DO THIS: Your task is to copy the lines between the line containing "Recreate this image" and the line containing "yticks = [0, 20, 40, 60, 80, 100, 120]", counting both of those lines, and to emit nothing more.

SOURCE RECORDS:
────

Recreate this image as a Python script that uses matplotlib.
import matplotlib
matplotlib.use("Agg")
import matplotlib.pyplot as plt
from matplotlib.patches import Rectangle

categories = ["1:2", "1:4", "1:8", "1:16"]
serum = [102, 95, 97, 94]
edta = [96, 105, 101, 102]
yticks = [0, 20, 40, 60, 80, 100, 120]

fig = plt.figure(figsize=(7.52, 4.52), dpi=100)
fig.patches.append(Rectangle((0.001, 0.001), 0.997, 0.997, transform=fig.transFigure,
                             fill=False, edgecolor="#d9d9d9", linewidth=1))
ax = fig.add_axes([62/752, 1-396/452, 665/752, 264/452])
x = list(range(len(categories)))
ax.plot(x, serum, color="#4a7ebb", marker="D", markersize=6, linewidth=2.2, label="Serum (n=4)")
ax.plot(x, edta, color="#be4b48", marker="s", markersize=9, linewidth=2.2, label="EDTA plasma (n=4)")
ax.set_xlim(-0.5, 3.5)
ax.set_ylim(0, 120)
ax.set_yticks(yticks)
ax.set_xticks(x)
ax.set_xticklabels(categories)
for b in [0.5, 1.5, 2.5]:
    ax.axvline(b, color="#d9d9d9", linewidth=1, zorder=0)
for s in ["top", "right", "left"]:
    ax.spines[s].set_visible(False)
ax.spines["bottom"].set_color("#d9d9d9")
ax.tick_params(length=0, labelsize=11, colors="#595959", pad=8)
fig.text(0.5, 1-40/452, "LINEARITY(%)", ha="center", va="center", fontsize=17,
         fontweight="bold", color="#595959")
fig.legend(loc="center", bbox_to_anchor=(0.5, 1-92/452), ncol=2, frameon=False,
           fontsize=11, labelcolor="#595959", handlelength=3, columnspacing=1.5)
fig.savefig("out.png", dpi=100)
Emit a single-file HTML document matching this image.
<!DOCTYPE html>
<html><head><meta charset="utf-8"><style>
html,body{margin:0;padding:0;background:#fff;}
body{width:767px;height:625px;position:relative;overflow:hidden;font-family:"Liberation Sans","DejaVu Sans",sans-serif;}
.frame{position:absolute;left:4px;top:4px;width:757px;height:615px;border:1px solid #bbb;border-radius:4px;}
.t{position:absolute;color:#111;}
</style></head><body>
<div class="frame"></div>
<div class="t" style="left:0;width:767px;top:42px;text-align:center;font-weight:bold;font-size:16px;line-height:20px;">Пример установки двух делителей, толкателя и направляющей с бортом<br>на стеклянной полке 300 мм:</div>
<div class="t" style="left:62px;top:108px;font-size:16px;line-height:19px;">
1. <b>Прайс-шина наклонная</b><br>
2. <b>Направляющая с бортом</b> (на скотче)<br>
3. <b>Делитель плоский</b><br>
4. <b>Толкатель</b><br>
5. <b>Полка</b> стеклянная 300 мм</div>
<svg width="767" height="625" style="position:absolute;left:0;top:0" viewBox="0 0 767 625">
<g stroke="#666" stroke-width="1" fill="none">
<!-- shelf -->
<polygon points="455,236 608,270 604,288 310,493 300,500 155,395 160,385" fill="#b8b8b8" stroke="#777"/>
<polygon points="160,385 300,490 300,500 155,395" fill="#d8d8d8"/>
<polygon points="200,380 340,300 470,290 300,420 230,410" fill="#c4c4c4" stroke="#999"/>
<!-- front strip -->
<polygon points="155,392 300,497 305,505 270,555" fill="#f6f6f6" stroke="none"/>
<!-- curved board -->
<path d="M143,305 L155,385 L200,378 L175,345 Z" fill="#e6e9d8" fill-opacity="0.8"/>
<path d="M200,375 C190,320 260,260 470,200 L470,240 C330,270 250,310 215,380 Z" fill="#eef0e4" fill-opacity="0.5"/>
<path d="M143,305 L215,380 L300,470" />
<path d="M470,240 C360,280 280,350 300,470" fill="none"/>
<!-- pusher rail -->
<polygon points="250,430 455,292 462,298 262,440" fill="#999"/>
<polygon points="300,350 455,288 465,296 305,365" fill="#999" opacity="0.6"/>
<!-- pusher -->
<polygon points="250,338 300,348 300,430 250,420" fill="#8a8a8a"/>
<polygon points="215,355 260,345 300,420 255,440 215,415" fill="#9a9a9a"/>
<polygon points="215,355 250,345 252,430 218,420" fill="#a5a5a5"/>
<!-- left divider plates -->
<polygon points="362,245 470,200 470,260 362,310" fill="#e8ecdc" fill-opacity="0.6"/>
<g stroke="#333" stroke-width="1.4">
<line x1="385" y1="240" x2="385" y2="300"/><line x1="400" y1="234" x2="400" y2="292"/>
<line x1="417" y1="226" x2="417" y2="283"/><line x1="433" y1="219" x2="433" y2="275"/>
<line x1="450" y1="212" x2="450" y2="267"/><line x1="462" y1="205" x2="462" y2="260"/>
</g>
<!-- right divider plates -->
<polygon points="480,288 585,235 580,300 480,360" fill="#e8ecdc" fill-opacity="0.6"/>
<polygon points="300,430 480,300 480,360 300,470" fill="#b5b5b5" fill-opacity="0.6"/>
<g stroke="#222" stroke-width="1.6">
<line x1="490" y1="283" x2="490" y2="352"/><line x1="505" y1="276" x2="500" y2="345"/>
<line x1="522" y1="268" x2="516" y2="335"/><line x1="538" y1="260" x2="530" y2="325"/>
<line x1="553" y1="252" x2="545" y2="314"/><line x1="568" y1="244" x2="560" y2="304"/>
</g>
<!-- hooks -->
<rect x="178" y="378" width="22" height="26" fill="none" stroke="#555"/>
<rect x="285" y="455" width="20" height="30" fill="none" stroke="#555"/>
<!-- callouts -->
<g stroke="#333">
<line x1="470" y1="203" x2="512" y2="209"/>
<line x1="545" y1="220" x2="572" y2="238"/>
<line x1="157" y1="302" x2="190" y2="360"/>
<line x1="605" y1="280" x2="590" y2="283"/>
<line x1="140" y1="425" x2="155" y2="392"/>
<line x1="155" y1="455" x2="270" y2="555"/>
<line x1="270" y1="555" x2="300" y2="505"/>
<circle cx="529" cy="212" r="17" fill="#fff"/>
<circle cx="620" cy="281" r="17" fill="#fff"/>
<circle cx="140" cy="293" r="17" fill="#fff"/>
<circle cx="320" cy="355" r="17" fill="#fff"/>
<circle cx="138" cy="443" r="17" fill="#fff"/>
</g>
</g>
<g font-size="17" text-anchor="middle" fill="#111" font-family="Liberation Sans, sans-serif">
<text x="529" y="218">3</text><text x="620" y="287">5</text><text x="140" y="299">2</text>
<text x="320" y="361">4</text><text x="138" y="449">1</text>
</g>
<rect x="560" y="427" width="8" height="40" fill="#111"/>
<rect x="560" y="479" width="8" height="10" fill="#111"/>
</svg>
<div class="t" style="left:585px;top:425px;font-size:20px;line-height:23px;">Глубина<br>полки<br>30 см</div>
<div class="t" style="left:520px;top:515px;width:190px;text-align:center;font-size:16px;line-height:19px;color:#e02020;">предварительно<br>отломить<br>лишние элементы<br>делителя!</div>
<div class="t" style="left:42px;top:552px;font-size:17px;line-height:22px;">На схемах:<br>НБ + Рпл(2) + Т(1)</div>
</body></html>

────

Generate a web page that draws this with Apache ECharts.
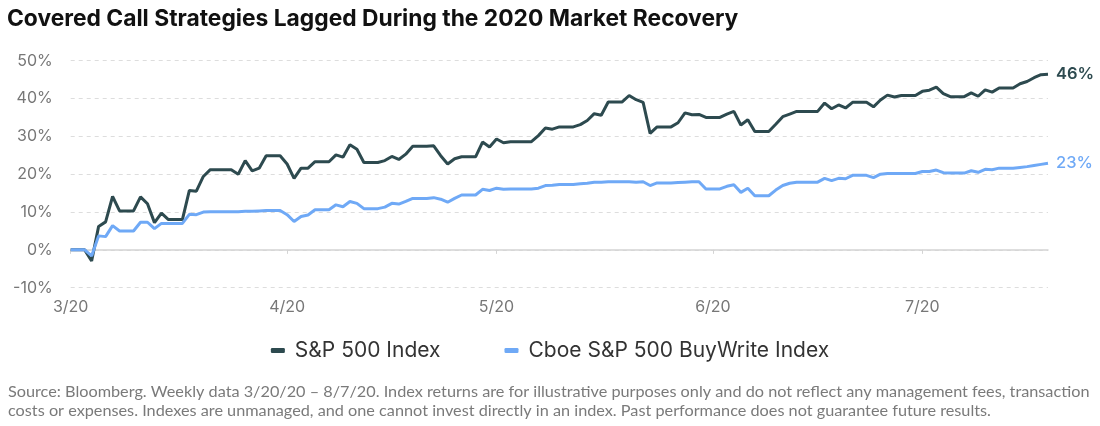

────

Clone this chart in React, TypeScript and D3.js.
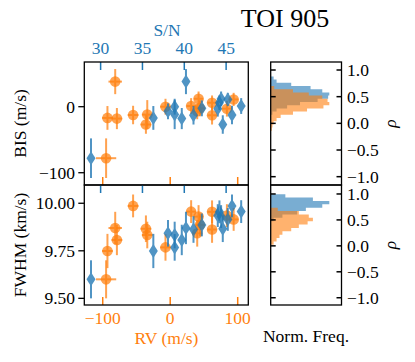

────

CORRECT RESULT:
Recreate this image as a Python script that uses matplotlib.
import matplotlib
matplotlib.use("Agg")
import matplotlib.pyplot as plt
from matplotlib.patches import Rectangle

categories = ["1:2", "1:4", "1:8", "1:16"]
serum = [102, 95, 97, 94]
edta = [96, 105, 101, 102]
yticks = [0, 20, 40, 60, 80, 100, 120]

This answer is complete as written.